The new shape consists of a hemisphere surmounted by a cone, and its diameter is $$12 \mathrm{~cm}$$. This diameter is common to the base of the cone and the hemisphere.
The radius of any circular base is half of its diameter.
Radius of the new shape ($$r_{new}$$) = Diameter / 2 = $$12 \mathrm{~cm} / 2 = 6 \mathrm{~cm}$$.
Therefore, the radius of the hemisphere ($$r_{hemi}$$) is $$6 \mathrm{~cm}$$ and the radius of the cone ($$r_{cone}$$) is $$6 \mathrm{~cm}$$.
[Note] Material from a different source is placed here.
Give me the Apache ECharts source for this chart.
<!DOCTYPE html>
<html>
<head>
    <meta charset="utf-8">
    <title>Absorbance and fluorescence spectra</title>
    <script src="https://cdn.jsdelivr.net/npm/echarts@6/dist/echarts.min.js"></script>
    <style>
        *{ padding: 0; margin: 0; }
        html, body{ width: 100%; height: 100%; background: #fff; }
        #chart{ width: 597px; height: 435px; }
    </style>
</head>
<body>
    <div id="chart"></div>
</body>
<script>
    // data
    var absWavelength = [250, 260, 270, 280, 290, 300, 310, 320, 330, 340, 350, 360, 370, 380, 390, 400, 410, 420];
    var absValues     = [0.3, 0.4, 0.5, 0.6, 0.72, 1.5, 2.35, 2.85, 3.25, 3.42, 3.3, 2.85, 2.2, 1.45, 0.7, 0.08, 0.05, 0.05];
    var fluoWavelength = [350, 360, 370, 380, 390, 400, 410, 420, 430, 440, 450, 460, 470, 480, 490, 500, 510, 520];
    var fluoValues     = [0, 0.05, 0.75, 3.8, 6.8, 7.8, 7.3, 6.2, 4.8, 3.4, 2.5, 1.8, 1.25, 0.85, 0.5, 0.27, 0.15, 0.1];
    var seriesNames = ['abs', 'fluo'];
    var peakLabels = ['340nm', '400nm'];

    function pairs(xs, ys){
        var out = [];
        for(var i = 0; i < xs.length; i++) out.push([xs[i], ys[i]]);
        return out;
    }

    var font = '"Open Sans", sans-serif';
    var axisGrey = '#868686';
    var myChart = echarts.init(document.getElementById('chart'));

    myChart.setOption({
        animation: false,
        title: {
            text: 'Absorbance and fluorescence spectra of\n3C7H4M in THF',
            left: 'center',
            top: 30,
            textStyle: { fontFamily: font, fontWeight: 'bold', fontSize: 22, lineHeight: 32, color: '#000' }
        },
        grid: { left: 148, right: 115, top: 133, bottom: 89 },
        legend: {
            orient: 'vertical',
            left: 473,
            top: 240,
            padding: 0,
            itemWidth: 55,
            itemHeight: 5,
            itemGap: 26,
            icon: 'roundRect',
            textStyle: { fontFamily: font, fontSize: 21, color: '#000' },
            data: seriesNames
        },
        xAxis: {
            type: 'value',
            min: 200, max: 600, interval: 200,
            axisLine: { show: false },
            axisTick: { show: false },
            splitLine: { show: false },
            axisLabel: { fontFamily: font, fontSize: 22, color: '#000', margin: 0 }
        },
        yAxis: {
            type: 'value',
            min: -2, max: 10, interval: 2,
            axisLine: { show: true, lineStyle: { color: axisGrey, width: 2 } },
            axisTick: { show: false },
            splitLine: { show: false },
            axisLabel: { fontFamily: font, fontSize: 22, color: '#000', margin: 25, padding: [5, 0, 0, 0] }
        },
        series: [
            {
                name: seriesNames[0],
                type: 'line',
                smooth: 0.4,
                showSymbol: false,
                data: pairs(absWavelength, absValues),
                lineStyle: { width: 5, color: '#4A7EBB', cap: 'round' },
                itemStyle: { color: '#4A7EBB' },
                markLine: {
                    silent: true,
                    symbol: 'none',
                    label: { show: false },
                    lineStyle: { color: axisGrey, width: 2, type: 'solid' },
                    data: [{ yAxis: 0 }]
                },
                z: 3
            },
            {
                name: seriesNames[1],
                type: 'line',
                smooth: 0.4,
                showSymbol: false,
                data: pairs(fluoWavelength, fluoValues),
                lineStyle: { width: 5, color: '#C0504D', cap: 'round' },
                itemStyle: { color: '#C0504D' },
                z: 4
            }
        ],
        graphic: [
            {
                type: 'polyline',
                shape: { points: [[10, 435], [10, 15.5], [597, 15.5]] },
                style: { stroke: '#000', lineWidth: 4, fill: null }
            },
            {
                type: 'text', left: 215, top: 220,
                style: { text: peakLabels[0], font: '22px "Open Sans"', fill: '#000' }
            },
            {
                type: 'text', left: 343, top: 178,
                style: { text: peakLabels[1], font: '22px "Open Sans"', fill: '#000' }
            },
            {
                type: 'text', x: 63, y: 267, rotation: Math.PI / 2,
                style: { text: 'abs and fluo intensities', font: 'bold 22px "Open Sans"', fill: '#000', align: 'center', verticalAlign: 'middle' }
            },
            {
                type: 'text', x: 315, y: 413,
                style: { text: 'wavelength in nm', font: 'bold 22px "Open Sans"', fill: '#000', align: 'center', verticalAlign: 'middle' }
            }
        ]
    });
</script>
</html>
**step5** Calculating the Volume of the Hemisphere

Next, we calculate the volume of the hemispherical portion of the new shape.
The radius of the hemisphere ($$r_{hemi}$$) is $$6 \mathrm{~cm}$$.
The formula for the volume of a hemisphere is $$V_{hemi} = \frac{2}{3} \pi r_{hemi}^3$$.
Substituting the radius:
$$V_{hemi} = \frac{2}{3} \pi \times (6 \mathrm{~cm})^3$$
$$V_{hemi} = \frac{2}{3} \pi \times 216 \mathrm{~cm}^3$$
$$V_{hemi} = (2 \times 72)\pi \mathrm{~cm}^3$$
$$V_{hemi} = 144\pi \mathrm{~cm}^3$$.
So, the volume of the hemisphere is $$144\pi \mathrm{~cm}^3$$.
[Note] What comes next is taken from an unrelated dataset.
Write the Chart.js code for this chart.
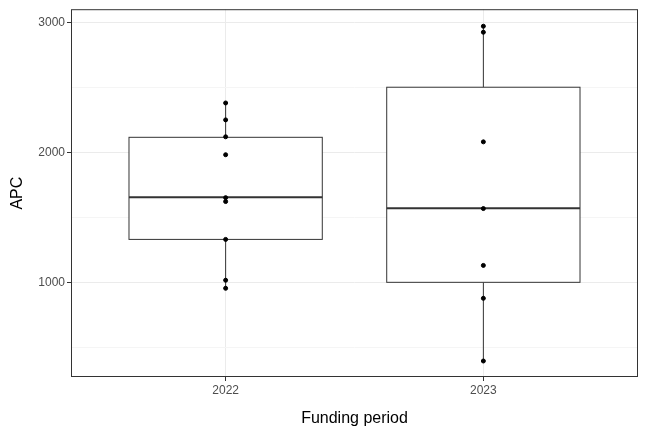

**step6** Calculating the Volume of the Conical Portion

The total available volume of metal is distributed between the hemisphere and the cone.
$$V_{available} = V_{hemi} + V_{cone}$$
To find the volume of the conical portion ($$V_{cone}$$), we subtract the volume of the hemisphere from the total available volume:
$$V_{cone} = V_{available} - V_{hemi}$$
$$V_{cone} = 496.8\pi \mathrm{~cm}^3 - 144\pi \mathrm{~cm}^3$$
$$V_{cone} = (496.8 - 144)\pi \mathrm{~cm}^3$$
$$V_{cone} = 352.8\pi \mathrm{~cm}^3$$.
Thus, the volume of the conical portion is $$352.8\pi \mathrm{~cm}^3$$.
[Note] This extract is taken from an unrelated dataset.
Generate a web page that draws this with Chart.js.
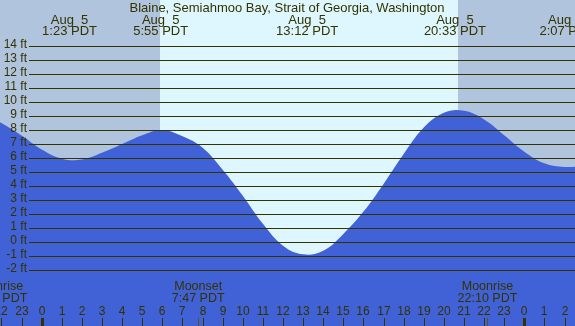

**step7** Determining the Height of the Conical Portion

Finally, we use the calculated volume of the cone and its radius to find its height.
The radius of the cone ($$r_{cone}$$) is $$6 \mathrm{~cm}$$.
The volume of the cone ($$V_{cone}$$) is $$352.8\pi \mathrm{~cm}^3$$.
The formula for the volume of a cone is $$V_{cone} = \frac{1}{3} \pi r_{cone}^2 h_{cone}$$.
We substitute the known values and solve for the height of the cone ($$h_{cone}$$):
$$352.8\pi = \frac{1}{3} \pi (6 \mathrm{~cm})^2 h_{cone}$$
$$352.8\pi = \frac{1}{3} \pi (36 \mathrm{~cm}^2) h_{cone}$$
$$352.8\pi = 12\pi h_{cone}$$
To find $$h_{cone}$$, we divide both sides by $$12\pi$$:
$$h_{cone} = \frac{352.8\pi}{12\pi}$$
$$h_{cone} = \frac{352.8}{12}$$
$$h_{cone} = 29.4 \mathrm{~cm}$$.
Therefore, the height of the conical portion is $$29.4 \mathrm{~cm}$$.